* Record list

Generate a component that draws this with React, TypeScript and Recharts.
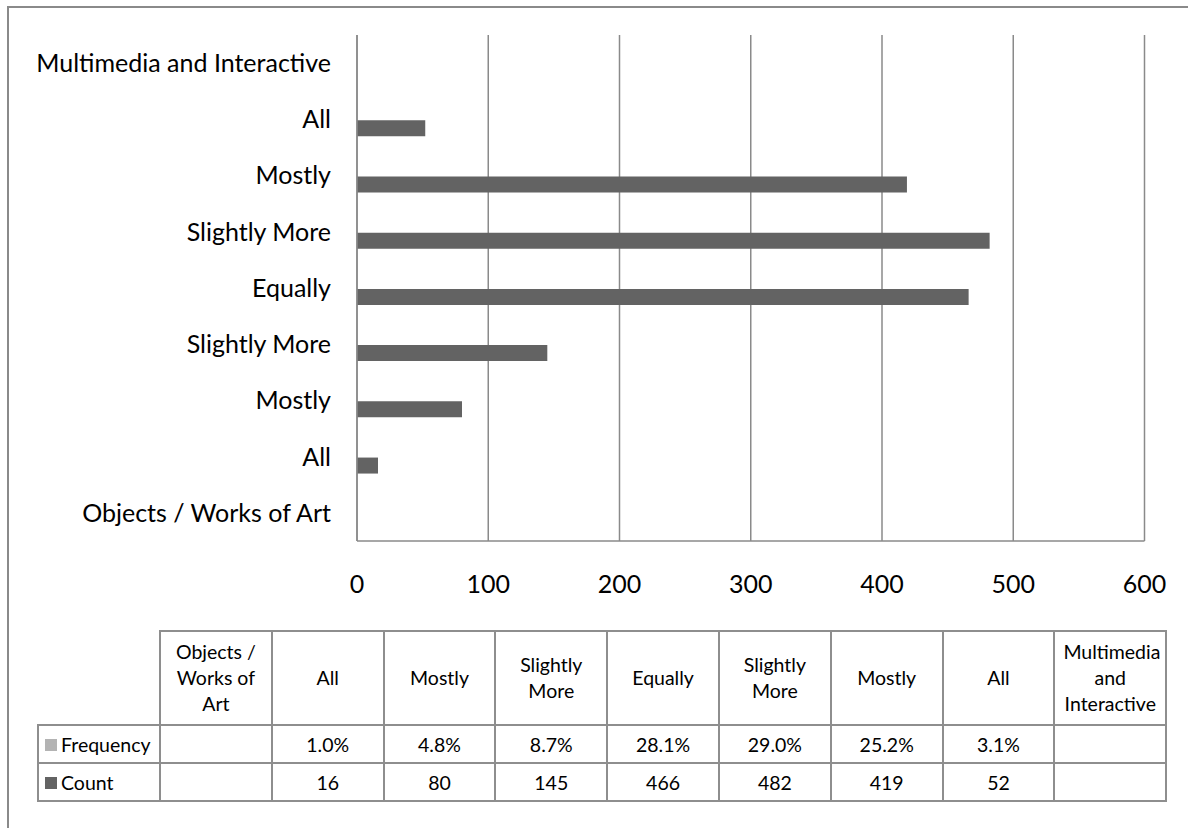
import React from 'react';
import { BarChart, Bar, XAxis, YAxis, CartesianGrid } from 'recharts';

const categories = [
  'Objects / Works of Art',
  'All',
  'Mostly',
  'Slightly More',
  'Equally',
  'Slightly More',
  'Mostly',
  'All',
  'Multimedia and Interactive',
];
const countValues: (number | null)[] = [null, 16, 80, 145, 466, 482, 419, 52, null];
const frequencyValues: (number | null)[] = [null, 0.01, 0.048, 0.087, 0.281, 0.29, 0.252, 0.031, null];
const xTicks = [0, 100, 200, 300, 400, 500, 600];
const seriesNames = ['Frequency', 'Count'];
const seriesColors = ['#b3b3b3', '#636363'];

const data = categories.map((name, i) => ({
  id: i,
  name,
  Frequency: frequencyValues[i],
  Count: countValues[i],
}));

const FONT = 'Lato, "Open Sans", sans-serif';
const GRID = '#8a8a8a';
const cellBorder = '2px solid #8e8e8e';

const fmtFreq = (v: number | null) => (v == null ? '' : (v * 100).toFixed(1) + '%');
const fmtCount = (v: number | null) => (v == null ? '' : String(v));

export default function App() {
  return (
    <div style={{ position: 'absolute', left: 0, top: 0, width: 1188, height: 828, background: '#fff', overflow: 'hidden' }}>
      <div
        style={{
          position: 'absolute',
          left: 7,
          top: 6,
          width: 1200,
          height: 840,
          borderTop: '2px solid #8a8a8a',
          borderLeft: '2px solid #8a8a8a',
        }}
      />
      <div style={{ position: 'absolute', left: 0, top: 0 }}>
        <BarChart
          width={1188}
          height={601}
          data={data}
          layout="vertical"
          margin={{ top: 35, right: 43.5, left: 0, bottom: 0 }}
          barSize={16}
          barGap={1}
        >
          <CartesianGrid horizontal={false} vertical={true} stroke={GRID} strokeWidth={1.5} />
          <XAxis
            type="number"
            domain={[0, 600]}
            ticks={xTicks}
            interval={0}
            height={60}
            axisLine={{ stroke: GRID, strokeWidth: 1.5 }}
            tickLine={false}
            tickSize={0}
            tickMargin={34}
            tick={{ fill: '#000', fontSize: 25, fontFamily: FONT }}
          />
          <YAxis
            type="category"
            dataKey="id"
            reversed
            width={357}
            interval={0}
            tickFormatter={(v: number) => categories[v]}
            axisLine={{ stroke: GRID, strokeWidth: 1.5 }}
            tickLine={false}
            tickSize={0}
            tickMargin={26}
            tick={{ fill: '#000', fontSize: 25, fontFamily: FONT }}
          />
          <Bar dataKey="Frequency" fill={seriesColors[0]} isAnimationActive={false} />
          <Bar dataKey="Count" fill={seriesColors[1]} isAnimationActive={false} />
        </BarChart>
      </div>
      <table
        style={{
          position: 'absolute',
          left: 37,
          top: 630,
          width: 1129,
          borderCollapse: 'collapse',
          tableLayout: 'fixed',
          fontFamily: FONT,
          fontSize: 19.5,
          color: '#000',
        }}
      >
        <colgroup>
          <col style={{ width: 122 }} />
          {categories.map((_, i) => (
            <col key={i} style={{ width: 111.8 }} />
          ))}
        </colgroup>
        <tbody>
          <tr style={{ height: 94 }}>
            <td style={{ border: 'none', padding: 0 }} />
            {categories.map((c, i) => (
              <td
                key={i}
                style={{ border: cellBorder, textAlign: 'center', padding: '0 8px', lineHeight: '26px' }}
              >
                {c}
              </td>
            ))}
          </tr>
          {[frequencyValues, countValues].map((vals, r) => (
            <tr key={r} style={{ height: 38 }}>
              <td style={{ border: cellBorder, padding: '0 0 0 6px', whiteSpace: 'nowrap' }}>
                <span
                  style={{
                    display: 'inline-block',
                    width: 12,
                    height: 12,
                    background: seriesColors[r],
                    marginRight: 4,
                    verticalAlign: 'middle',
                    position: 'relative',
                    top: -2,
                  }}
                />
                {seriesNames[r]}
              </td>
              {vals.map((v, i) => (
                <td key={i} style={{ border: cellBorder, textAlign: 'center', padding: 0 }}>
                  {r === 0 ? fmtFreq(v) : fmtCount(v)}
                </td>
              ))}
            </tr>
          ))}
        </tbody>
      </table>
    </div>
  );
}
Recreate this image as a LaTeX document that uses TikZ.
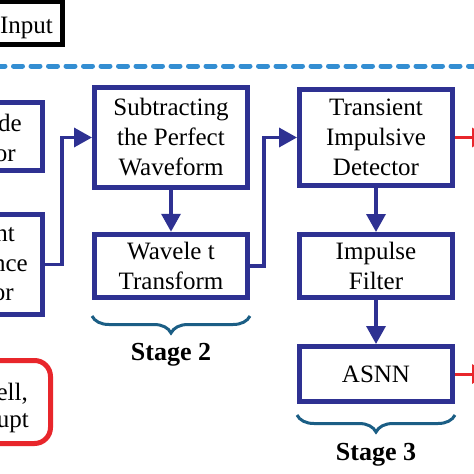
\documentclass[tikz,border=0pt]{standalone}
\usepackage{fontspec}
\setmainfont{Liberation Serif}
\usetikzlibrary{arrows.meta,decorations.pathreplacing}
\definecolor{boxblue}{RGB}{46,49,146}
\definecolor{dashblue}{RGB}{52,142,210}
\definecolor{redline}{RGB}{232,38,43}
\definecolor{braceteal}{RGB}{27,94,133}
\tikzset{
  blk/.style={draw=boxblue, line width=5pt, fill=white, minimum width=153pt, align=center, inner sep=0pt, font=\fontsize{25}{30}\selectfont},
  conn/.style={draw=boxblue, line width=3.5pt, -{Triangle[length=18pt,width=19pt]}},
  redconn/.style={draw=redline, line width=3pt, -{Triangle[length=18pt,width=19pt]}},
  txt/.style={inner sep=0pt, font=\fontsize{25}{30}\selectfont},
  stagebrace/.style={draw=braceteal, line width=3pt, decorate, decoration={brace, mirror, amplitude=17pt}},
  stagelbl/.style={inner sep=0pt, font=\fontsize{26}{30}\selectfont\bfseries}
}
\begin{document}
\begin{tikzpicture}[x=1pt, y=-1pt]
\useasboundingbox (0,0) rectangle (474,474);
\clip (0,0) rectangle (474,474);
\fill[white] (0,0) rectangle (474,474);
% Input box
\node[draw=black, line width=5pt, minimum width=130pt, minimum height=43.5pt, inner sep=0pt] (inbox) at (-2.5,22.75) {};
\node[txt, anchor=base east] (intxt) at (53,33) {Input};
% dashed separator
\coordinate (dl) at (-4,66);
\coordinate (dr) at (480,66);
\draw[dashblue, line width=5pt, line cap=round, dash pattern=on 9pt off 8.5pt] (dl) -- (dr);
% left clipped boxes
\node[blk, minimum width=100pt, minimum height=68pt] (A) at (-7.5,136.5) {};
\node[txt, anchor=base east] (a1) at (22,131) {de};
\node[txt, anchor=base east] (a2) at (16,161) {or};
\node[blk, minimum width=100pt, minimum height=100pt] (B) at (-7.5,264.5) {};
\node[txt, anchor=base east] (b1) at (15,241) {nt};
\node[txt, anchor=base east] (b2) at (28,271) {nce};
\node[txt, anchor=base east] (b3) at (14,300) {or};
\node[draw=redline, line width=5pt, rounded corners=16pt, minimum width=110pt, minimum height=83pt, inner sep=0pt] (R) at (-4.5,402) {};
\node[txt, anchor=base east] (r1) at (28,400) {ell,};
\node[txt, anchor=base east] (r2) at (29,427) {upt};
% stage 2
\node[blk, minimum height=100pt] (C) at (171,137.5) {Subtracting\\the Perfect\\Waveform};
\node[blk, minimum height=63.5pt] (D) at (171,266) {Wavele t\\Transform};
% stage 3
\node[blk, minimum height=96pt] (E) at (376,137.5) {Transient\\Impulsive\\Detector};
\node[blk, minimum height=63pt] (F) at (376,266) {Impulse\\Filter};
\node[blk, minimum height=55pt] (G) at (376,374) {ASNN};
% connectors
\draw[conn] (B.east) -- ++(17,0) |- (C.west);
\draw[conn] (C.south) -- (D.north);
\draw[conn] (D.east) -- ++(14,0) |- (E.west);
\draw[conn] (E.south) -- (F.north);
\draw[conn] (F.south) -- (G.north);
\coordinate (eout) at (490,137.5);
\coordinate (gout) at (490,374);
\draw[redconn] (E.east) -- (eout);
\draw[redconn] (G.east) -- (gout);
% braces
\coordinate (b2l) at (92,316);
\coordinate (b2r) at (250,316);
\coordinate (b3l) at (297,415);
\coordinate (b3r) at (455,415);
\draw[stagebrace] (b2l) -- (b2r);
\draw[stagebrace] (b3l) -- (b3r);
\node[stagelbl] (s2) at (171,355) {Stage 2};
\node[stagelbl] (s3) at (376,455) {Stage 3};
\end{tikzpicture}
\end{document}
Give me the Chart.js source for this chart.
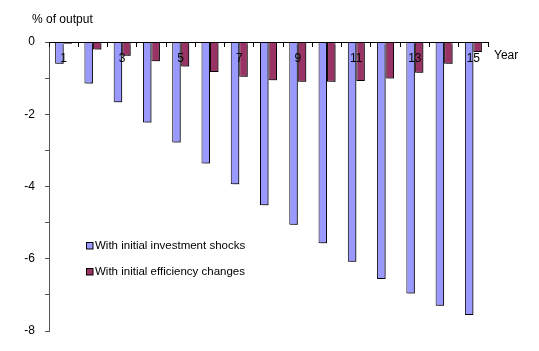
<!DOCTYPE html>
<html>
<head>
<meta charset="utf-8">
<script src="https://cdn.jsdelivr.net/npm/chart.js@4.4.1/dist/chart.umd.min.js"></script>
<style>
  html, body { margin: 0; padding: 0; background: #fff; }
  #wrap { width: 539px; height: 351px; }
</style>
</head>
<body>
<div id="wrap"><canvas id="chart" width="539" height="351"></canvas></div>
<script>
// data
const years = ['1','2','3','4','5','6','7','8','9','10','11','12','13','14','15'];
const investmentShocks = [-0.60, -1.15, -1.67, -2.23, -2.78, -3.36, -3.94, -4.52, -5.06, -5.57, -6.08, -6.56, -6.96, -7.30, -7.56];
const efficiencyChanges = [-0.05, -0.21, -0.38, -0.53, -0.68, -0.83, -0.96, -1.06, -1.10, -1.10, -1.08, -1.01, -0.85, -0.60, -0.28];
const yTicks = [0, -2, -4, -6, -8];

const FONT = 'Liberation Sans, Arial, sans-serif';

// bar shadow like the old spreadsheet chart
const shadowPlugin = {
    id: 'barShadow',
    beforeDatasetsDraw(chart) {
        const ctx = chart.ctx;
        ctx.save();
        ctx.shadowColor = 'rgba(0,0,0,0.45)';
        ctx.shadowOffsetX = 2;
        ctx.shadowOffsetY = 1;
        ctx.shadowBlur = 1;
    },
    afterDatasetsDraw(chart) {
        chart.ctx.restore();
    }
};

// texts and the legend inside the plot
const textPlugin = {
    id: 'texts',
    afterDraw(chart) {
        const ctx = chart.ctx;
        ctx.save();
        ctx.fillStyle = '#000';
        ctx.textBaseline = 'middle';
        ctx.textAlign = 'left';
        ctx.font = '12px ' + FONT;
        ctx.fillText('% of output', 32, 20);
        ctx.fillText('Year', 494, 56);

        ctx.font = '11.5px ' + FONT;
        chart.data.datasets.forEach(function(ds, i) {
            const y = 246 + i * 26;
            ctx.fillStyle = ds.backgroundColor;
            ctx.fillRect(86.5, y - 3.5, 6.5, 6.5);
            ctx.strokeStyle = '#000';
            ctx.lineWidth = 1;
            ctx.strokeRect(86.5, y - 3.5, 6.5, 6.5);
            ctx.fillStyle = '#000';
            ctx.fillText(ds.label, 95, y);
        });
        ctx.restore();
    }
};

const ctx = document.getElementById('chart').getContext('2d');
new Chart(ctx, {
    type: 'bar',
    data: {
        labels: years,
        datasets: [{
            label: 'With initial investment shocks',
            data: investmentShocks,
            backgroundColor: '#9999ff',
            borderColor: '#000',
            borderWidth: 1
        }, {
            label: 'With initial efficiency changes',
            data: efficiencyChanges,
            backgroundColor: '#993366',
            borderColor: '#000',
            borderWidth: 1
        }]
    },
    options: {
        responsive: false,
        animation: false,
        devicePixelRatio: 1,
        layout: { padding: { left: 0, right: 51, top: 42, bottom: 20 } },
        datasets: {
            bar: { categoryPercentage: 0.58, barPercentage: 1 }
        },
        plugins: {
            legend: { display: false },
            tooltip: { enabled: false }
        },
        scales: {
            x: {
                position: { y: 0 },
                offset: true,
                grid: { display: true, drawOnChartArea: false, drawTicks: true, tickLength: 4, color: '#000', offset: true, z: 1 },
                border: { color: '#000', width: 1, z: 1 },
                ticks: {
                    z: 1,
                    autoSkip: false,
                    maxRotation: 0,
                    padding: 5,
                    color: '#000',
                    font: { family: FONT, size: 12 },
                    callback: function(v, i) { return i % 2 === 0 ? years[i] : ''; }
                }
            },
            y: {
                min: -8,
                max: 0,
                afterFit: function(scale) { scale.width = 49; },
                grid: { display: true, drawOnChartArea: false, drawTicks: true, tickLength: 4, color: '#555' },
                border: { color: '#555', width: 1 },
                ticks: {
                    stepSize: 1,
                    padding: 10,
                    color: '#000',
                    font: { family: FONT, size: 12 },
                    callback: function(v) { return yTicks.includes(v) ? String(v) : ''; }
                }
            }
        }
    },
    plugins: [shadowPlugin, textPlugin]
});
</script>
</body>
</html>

* Goal
Pictures excluded, retype exactly the lines running from the one with "Give me the Chart.js source for this chart." through the one with "const FONT = 'Liberation". Include both end lines and nothing more.

* Correct output
Give me the Chart.js source for this chart.
<!DOCTYPE html>
<html>
<head>
<meta charset="utf-8">
<script src="https://cdn.jsdelivr.net/npm/chart.js@4.4.1/dist/chart.umd.min.js"></script>
<style>
  html, body { margin: 0; padding: 0; background: #fff; }
  #wrap { width: 539px; height: 351px; }
</style>
</head>
<body>
<div id="wrap"><canvas id="chart" width="539" height="351"></canvas></div>
<script>
// data
const years = ['1','2','3','4','5','6','7','8','9','10','11','12','13','14','15'];
const investmentShocks = [-0.60, -1.15, -1.67, -2.23, -2.78, -3.36, -3.94, -4.52, -5.06, -5.57, -6.08, -6.56, -6.96, -7.30, -7.56];
const efficiencyChanges = [-0.05, -0.21, -0.38, -0.53, -0.68, -0.83, -0.96, -1.06, -1.10, -1.10, -1.08, -1.01, -0.85, -0.60, -0.28];
const yTicks = [0, -2, -4, -6, -8];

const FONT = 'Liberation Sans, Arial, sans-serif';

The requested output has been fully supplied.